2007年8月29日付け
【エスタード・デ・サンパウロ紙十五日】アジアの食糧事情に今、異変が起きている。中国やインドを始めインドネシア、フィリッピン、ベトナム、マレーシア、タイなどアジア地域で、経済成長に伴う食文化の変化が起きている。また、地方の農民が都市へ向けて大移動している。世界の食糧政策は、基本構造の抜本改革を迫られている。いままで稗や粟しか食べなかった人々が、乳製品の味を覚えたのだ。中国で脱脂粉乳の需要が激増し、長い間低迷していたブラジルの酪農界に活気が蘇っている。
中国の消費動向で動くコモディテイ市場は、乳製品がトン当たり二二〇〇ドルから四七〇〇ドルへ値上げした。中国市場だけで見るなら、ミルクの消費が二〇〇一年から〇六年までに三・五倍も増えた。六年間に中国人一人当たりミルクの消費量が、八・七リットルから三〇リットルに増えたというのだ。
中国を始めとするアジア地域は食糧の超大市場として、農産物輸出国の注目を集め始めた。インドの食糧事情は、中国に比較して危機的兆候はない。中国の〇六年度食糧輸入四五〇億ドルに対し、インドは八〇億ドルに過ぎない。インドでは、ほとんどの家庭に冷蔵庫がないため、生鮮食品しか食べないからだ。
インドの流通機構の中に、冷凍食品は置かれていない。保存食品のインフラが普及していないからだ。冷凍食品のインフラが普及すれば、鶏肉の消費激増が予想される。

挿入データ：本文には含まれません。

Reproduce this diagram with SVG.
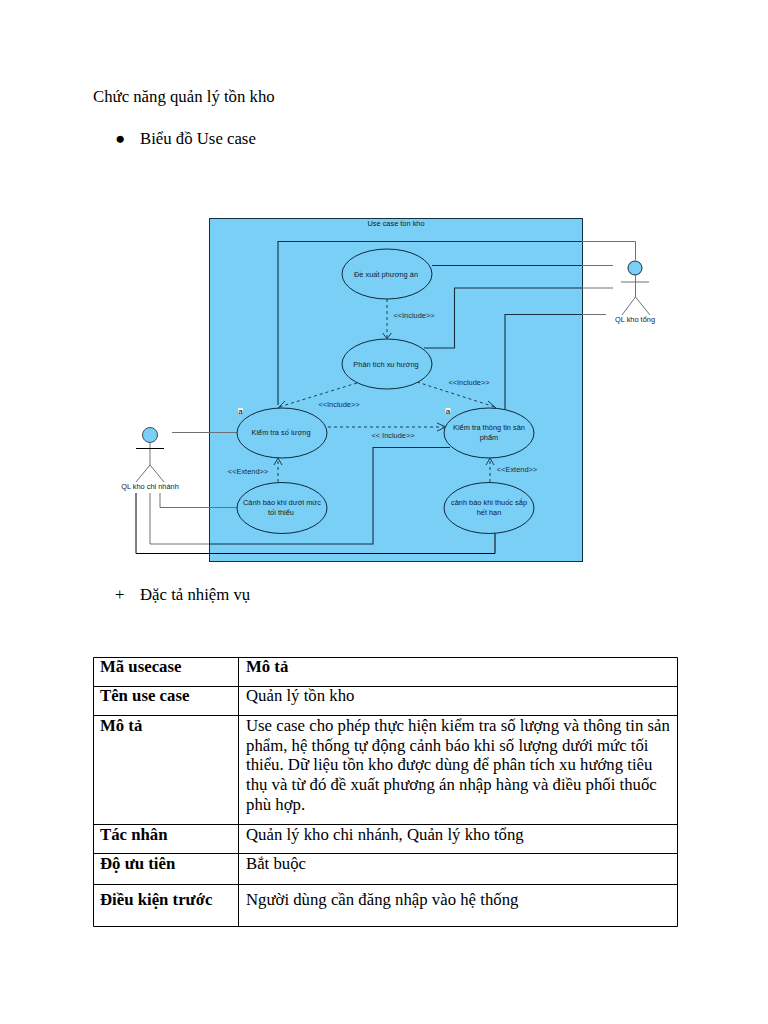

食糧需要の激増は、中国とインドだけではない。アジア地域全体で需要激増の兆候がある。同地域で近年、経済成長に伴う食糧争奪戦が起こるとみられる。農村地域の低所得層が都市へ大移動をする現象は、全てを食い尽くす蟻の大群のようである。
アジア地域の食糧貿易収支は〇五年、輸出八七〇億ドルに対し、輸入七八〇億ドルで出超となっている。しかし、二〇〇〇年から〇五年の間に食糧輸入は八八%も増え、輸出は六五%に留まっている。これは、食糧が輸入傾向にあることを意味する。

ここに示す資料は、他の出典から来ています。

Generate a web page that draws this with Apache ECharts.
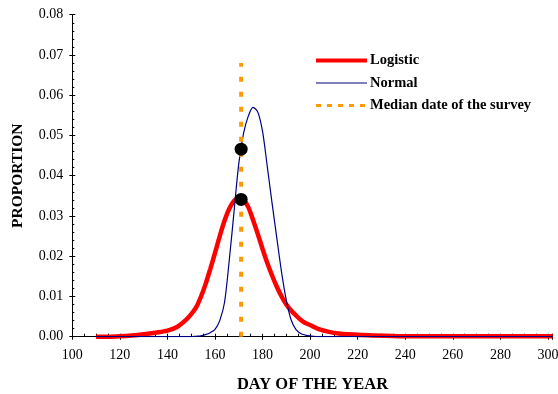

中国で起きている離農現象はやがてアジア全域で起き、食糧の全面輸入へ走るものと予想される。中国の可耕土面積は、国土の二%となった。インドとインドネシアの可耕土は、それぞれ一五〇〇万ヘクタールが限度となった。
マレーシアは可耕土の六〇%にデンデ椰子を植林し、残る四〇%も工業用地と住宅地に潰され、増産の余地はない。アジア各国は現在、まだ地方在住者が多いので食糧を自給できる。しかし都市生活者の急増で、輸入食糧に頼るのも時間の問題と思われる。
アジアの穀倉地帯といわれた中国北部やインド西部は、どこも水不足で悩んでいるが適作物は異なる。中国は果実や野菜、養豚、養鶏に適しているが、穀類に向いていない。中国向けの穀物輸出は今後、増加の一途にある。
インドは反当たり収穫量が低いが、適作は穀類である。インドネシアは穀物に適しているが、マレーシアと同様すでにデンデ椰子に集中投資をした。どの国も農地に余裕がないことで、中国の轍をたどると思われる。もしも養豚や養鶏に力を入れるなら、農地はさほど問題ではない。
反当たり収穫が少ないインドを含めてアジア全域は、輸入食糧に頼らざるを得ない。農業大国ブラジルは過去五年間、農産物輸出が三五〇億ドルから七〇〇億ドルへ倍増し、ブラジルの役割も明白となった。
アフリカは、インフラの整備中で、食糧輸出国となるにはまだ時間がかかる。怒涛のように押し寄せる中国製品に悩まされたブラジルは、挽回のチャンスが目前に迫っている。アジア地域を観察するなら、農産加工分野も強化し、アジアとブラジルの合弁企業を多数起す必要がある。